In-line fan systems are installed away from the bathroom, often in an attic or utility closet, and connected via ductwork. This design allows for a larger motor, easily handling high CFM requirements while offering substantial noise reduction since the motor is not directly above the ceiling. Modern, high-CFM fans frequently utilize DC motors, which are more energy-efficient and offer quieter operation compared to older AC motors.
Integrated controls enhance the effectiveness of a large ventilation system. Humidity sensors automatically activate the fan when the moisture level exceeds a set threshold, ensuring ventilation occurs even if the user forgets the switch. Timers are also useful, allowing the fan to run for a set period after the room is vacated to clear residual moisture. Large-capacity fans demand larger duct diameters, typically 6-inch ductwork rather than the 4-inch size common with smaller fans, to maintain optimal airflow.

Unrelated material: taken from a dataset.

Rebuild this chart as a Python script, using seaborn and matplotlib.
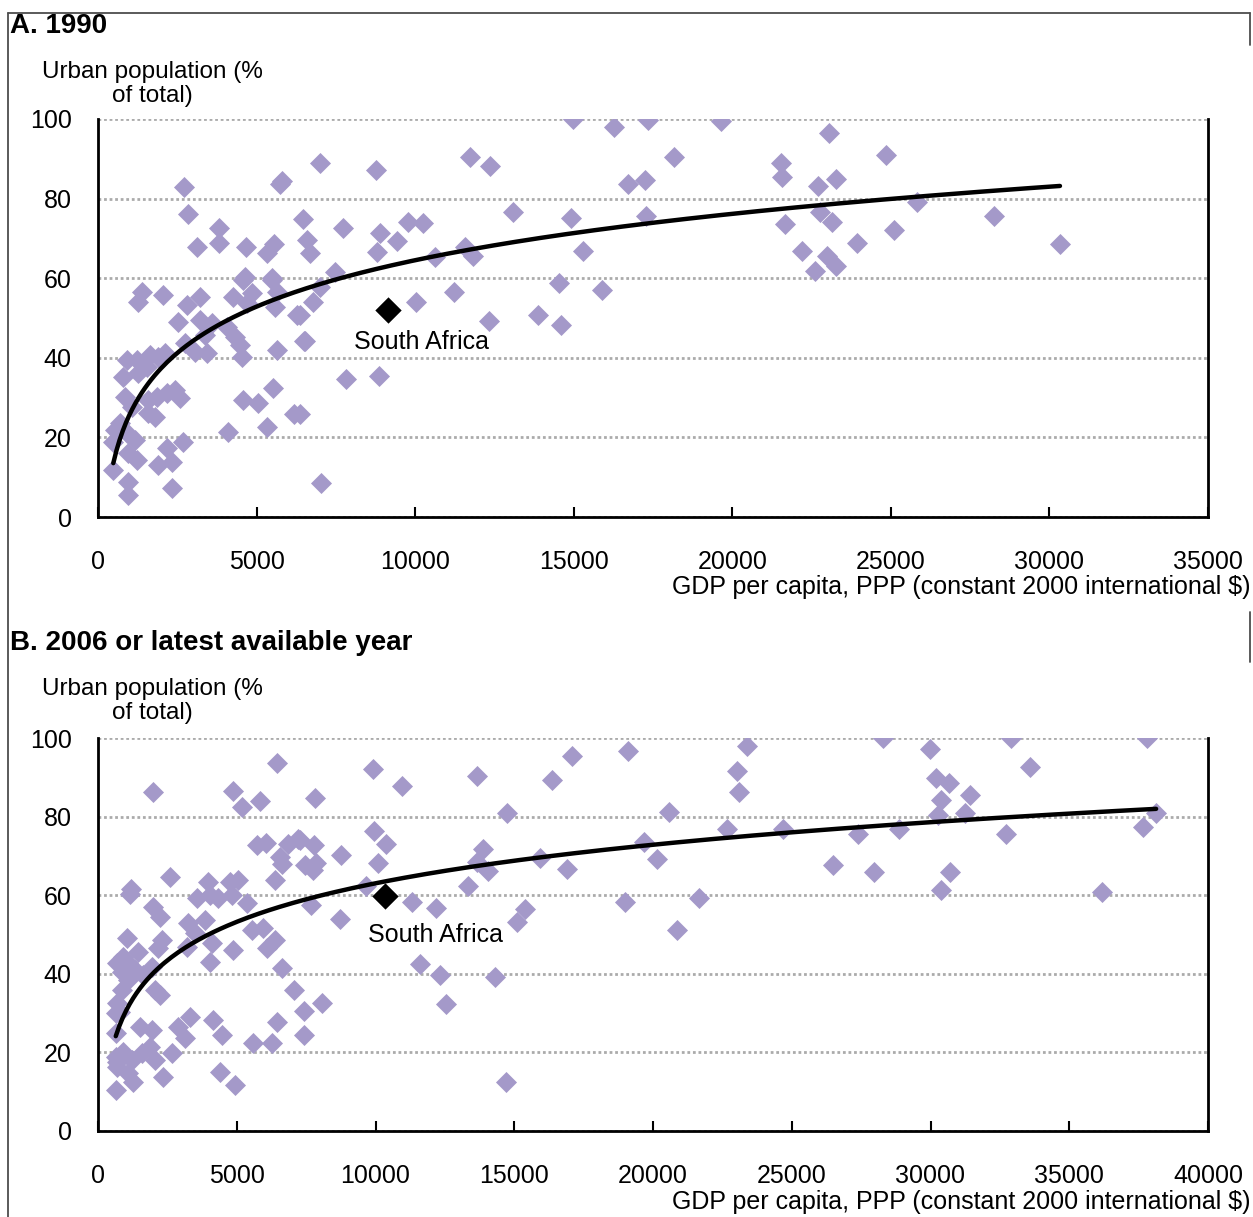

Minimizing Noise (Sone Ratings)
Noise level is a significant factor when selecting a powerful exhaust fan. The sound output is measured in Sone ratings, a linear scale reflecting how sound is perceived by the human ear. A lower Sone number indicates a quieter fan; for example, a fan rated at 2.0 Sones is perceived as twice as loud as one rated at 1.0 Sone.
For a quiet environment, a fan rated 1.5 Sones or less is considered whisper-quiet, with 1.0 Sone comparable to the hum of a quiet refrigerator. Achieving low noise in a high-CFM fan requires premium construction, including high-quality motors and vibration-dampening materials. Many large-capacity fans successfully maintain Sone ratings between 1.0 and 1.5.
Using an in-line or remote fan system is the most effective way to minimize perceived noise. Placing the fan motor in a distant location, such as the attic, isolates the sound from the living space. Even if the remote fan motor has a higher Sone rating, the sound must travel through the ductwork, resulting in a much quieter experience inside the bathroom.
Installation and Ducting Principles
The fan’s performance relies heavily on the quality and configuration of the ductwork. For high-CFM fans, rigid metal ducting is recommended, as its smooth interior minimizes air resistance and static pressure loss. While flexible ducting is easier to install, its internal ridges and tendency to sag significantly impede airflow and reduce the fan’s effective CFM rating.
Proper duct routing is essential to maintaining efficiency. The run should be as short and straight as possible, as every bend, especially 90-degree elbows, adds resistance that forces the motor to work harder. This resistance can lead to a significant drop in the actual air moved and result in insufficient ventilation. Additionally, the ductwork must be insulated, particularly in cold climates, to prevent condensation from forming inside the duct and dripping back toward the fan housing.
The exhaust air must always be vented directly to the exterior of the home, typically through the roof or a sidewall. Avoid venting into an attic, soffit, or crawlspace, as this deposits concentrated moisture into an enclosed area, leading to rapid mold growth and structural damage. Powerful fans, especially those over 200 CFM, may draw more current than a standard light circuit can handle, sometimes requiring a dedicated electrical circuit to meet code requirements.